I've been umming and ahhing over this one for a while as I've been somewhat unsure what arcade games could possibly be described under this banner. Pretty much every form of control pioneered in the arcades has now become a standard and has appeared on the home consoles. From the joystick and steering wheel to the more recent DDR pad, guitar and drum controllers. There is one game however that will never be able to leave the arcades. Welcome to Control Freaks.
Episode 5 - Prop Cycle
The Game Released in 1996 by arcade giants Namco, riding high off the success of Time Crisis came Prop Cycle. A game with one of the more outlandish stories to come out of an arcade machine. The world was at peace until someone touched the sacred altar and caused the village of Solitar to rise from the world. A search was therefore made to find skilled pilots to complete the 3 stages and bring Solitar back to the ground.
The 3 stages all contained balloons. Popping the balloons got you points and special flashing balloons got you extra time. When the time ran out the game was over. As games go its pretty simple and sounds boring, until you see the cabinet.
This behemoth is the Prop Cycle cabinet, something I always admired as a kid when seeing it on TV in shows like Gamesmaster and Sub Zero (Sunday morning CBBC reference is win) but never actually saw in person until I took a trip to Canada in May last year. Upon seeing it I could not wait to mount it up and see if the game I'd always seen as an incredible feat of arcade gaming was as much fun as I'd always thought.
They say you should never meet your heroes, they're often cold, callous and shallow beasts that quickly destroy the aura of glory you always associated with them.
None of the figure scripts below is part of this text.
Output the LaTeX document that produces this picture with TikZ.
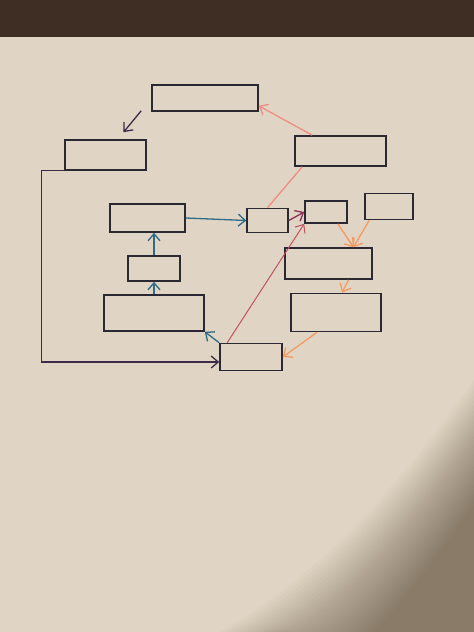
\documentclass[tikz,border=0pt]{standalone}
\usepackage{tikz}
\usepackage{xcolor}
\usetikzlibrary{arrows.meta}

\begin{document}
\begin{tikzpicture}[x=1pt,y=-1pt,
  box/.style={draw=ink,line width=1.6pt,minimum width=#1,inner sep=0pt},
  link/.style={line width=1.3pt,-{Straight Barb[length=7pt,width=12pt]}}]
\definecolor{wood}{HTML}{3E2E24}
\definecolor{paper}{HTML}{E0D5C4}
\definecolor{ink}{HTML}{2A2833}
\definecolor{plum}{HTML}{3D2A48}
\definecolor{teal}{HTML}{2F6A88}
\definecolor{salmon}{HTML}{F08C82}
\definecolor{tangerine}{HTML}{F49A62}
\definecolor{berry}{HTML}{C2525E}
\definecolor{wine}{HTML}{8A3052}
% paper, desk and shadow
\useasboundingbox (0,0) rectangle (474,632);
\fill[paper] (0,0) rectangle (474,632);
\fill[wood] (0,0) rectangle (474,37);
\foreach \s in {0,5,...,125}
{  \fill[black!70!brown,opacity=0.022] (474,380+\s) .. controls (410,470+\s) and (330,570+\s) .. (220+\s,632) -- (474,632) -- cycle;}
% boxes: name/x/y/width/height
\foreach \nm/\x/\y/\w/\h in {top/205/98/106/26, left/105.5/155/81/30, rtop/340.5/151/91/30,
  midleft/147.5/218/75/28, small/154/268.5/52/25, lowleft/154/313/100/36,
  bottom/251/357/62/27, center/267.5/220.5/41/24, near/326/212/42/22,
  far/389/206.5/48/26, rmidA/328.5/263.5/87/31, rmidB/336/312.5/90/38}
{  \node [box=\w pt,minimum height=\h pt] (\nm) at (\x,\y) {};}
% dark connectors
\draw[link,plum] ([xshift=-10pt,yshift=1pt]top.south west) -- ([xshift=18pt,yshift=7pt]left.north);
\draw[link,plum] (left.south west) -- ++(-23,0) |- ([yshift=-5pt]bottom.west);
% blue connectors
\draw[link,teal] (midleft.east) -- (center.west);
\draw[link,teal] (small.north) -- (small.north |- midleft.south);
\draw[link,teal] (lowleft.north) -- (lowleft.north |- small.south);
\draw[link,teal] (bottom.north west) -- (lowleft.south east);
% red and pink connectors
\draw[link,wine] (center.east) -- (near.west);
\draw[link,berry,line width=1pt] ([xshift=8pt]bottom.north west) -- (near.south west);
\draw[salmon,line width=1.3pt] (center.north) -- ([xshift=8pt]rtop.south west);
\draw[link,salmon] ([xshift=18pt]rtop.north west) -- ([yshift=6pt]top.south east);
% orange connectors
\coordinate (meet) at ([xshift=25pt]rmidA.north);
\draw[link,tangerine] ([xshift=5pt]far.south west) -- (meet);
\draw[link,tangerine] ([xshift=-10pt]near.south east) -- (meet);
\draw[link,tangerine] ([xshift=20pt]rmidA.south) -- ([xshift=6pt]rmidB.north);
\draw[link,tangerine] ([xshift=-19pt]rmidB.south) -- (bottom.east);
\end{tikzpicture}
\end{document}
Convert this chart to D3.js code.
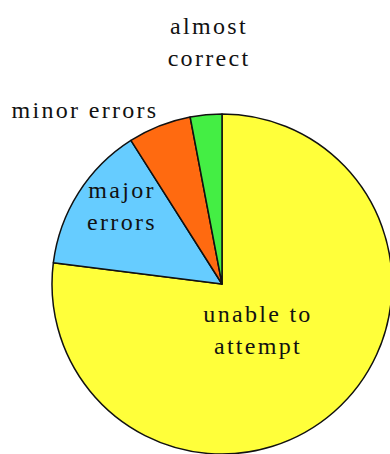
<!DOCTYPE html>
<html>
<head>
<meta charset="utf-8">
<script src="https://cdn.jsdelivr.net/npm/d3@7"></script>
<style>
  body { margin: 0; background: #fff; overflow: hidden; }
  text { font-family: "Liberation Serif", "DejaVu Serif", serif; font-size: 24px; letter-spacing: 2.3px; fill: #111; }
</style>
</head>
<body>
<div id="chart"></div>
<script>
var categories = ["unable to attempt", "major errors", "minor errors", "almost correct"];
var values = [77, 14, 6, 3];
var colors = ["#ffff3a", "#66ccff", "#ff6a10", "#44ee44"];
// label lines and where they sit
var labelLines = [["unable to", "attempt"], ["major", "errors"], ["minor errors"], ["almost", "correct"]];
var labelPos = [[258, 322], [122, 198], [85, 118], [209, 34]];

var width = 390, height = 454;
var cx = 222, cy = 284, r = 170;

var svg = d3.select('#chart').append('svg')
  .attr('width', width)
  .attr('height', height);

var pie = d3.pie().sort(null).value(function (d) { return d; });
var arc = d3.arc().innerRadius(0).outerRadius(r);

var g = svg.append('g').attr('transform', 'translate(' + cx + ',' + cy + ')');

g.selectAll('path').data(pie(values))
  .enter().append('path')
  .attr('d', arc)
  .attr('fill', function (d, i) { return colors[i]; })
  .attr('stroke', '#111')
  .attr('stroke-width', 1.5)
  .attr('stroke-linejoin', 'round');

// labels
categories.forEach(function (c, i) {
  var t = svg.append('text')
    .attr('text-anchor', 'middle')
    .attr('x', labelPos[i][0])
    .attr('y', labelPos[i][1]);
  labelLines[i].forEach(function (line, j) {
    t.append('tspan')
      .attr('x', labelPos[i][0])
      .attr('dy', j === 0 ? 0 : 32)
      .text(line);
  });
});
</script>
</body>
</html>
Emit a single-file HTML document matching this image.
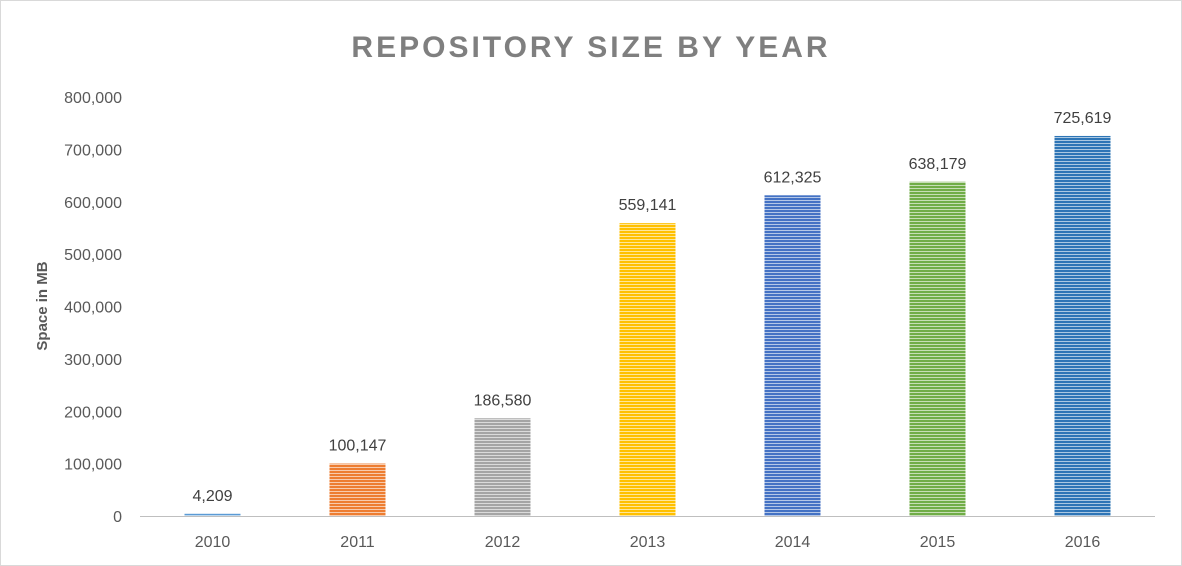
<!DOCTYPE html>
<html><head><meta charset="utf-8"><style>
body{margin:0;background:#fff;}
svg{display:block;font-family:"Liberation Sans",sans-serif;}
</style></head><body>
<svg id="chart" width="1182" height="566">
<defs id="defs"></defs>
<rect x="0.5" y="0.5" width="1181" height="565" fill="#fff" stroke="#d9d9d9"/>
<text x="591" y="57" text-anchor="middle" font-size="30" font-weight="bold" fill="#7f7f7f" letter-spacing="3">REPOSITORY SIZE BY YEAR</text>
<text transform="translate(47,306) rotate(-90)" text-anchor="middle" font-size="15" font-weight="bold" fill="#595959">Space in MB</text>
<g id="yaxis"></g><g id="bars"></g><g id="xaxis"></g>
</svg>
<script>
const categories=["2010","2011","2012","2013","2014","2015","2016"];
const values=[4209,100147,186580,559141,612325,638179,725619];
const colors=["#5B9BD5","#ED7D31","#A5A5A5","#FFC000","#4472C4","#70AD47","#2E75B6"];
const yTicks=[0,100000,200000,300000,400000,500000,600000,700000,800000];
const NS="http://www.w3.org/2000/svg";
const x0=140,x1=1155,y0=516,y1=97,yMax=800000;
const band=(x1-x0)/categories.length;
function yS(v){return y0-(v/yMax)*(y0-y1);}
function xC(i){return x0+band*(i+0.5);}
function mk(t,a){const e=document.createElementNS(NS,t);for(const k in a)e.setAttribute(k,a[k]);return e;}
const defs=document.getElementById('defs');
colors.forEach((c,i)=>{
 const p=mk('pattern',{id:'p'+i,width:4,height:3,patternUnits:'userSpaceOnUse'});
 p.appendChild(mk('rect',{x:0,y:0,width:4,height:3,fill:c}));
 p.appendChild(mk('rect',{x:0,y:2,width:4,height:1,fill:'#fff','fill-opacity':0.6}));
 defs.appendChild(p);
});
const ya=document.getElementById('yaxis');
yTicks.forEach(v=>{
 const t=mk('text',{x:122,y:yS(v)+6,'text-anchor':'end','font-size':16,fill:'#595959'});
 t.textContent=v.toLocaleString('en-US');
 
 
 ya.appendChild(t);
});
const bg=document.getElementById('bars');
values.forEach((v,i)=>{
 const w=56;
 const r=mk('rect',{x:xC(i)-w/2,y:yS(v),width:w,height:y0-yS(v),fill:'url(#p'+i+')'});
 
 
 bg.appendChild(r);
 const l=mk('text',{x:xC(i),y:yS(v)-13,'text-anchor':'middle','font-size':16,fill:'#404040'});
 l.textContent=v.toLocaleString('en-US');
 
 
 bg.appendChild(l);
});
const xa=document.getElementById('xaxis');
const ax=mk('line',{x1:x0,x2:x1,y1:y0+0.5,y2:y0+0.5,stroke:'#bfbfbf','stroke-width':1});


xa.appendChild(ax);
categories.forEach((c,i)=>{
 const t=mk('text',{x:xC(i),y:547,'text-anchor':'middle','font-size':16,fill:'#595959'});
 t.textContent=c;
 
 
 xa.appendChild(t);
});
</script>
</body></html>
As hero meetings go Prop Cycle gave me a blowjob and served me some jelly and ice cream before seeing me onto the train home. It was everything I'd thought it was and then even more.
Moving forwards in the game involves pedalling on the bike to power the fan on the on-screen bike (the cabinets had this fan on the back as well). This is pretty tiring as the pedals put up an almost incredibly realistic amount of resistance when pedalling first starts and it gets easier as you get up to speed. Then its just a case of leaning right and left to turn right and left then pulling up and down to adjust your height. As far as putting the experience of the game into real life its as good a job as could possibly be done and the popping balloons gameplay becomes all the more fun for it.
Prop Cycle didn't take off because the arcade environment it was launching into consisted of joysticks, lightguns and steering wheels (DDR was 2 years away). This big tough manly group of games wasn't something a balloon popper was going to fit into easily. The game has become something to be admired for the sort of originality that the arcade format of game making provided to the industry. As such Prop Cycle was never followed with a sequel, nothing ever used anything like its control again and it became a unique machine. Truly worthy of being called a Control Freak.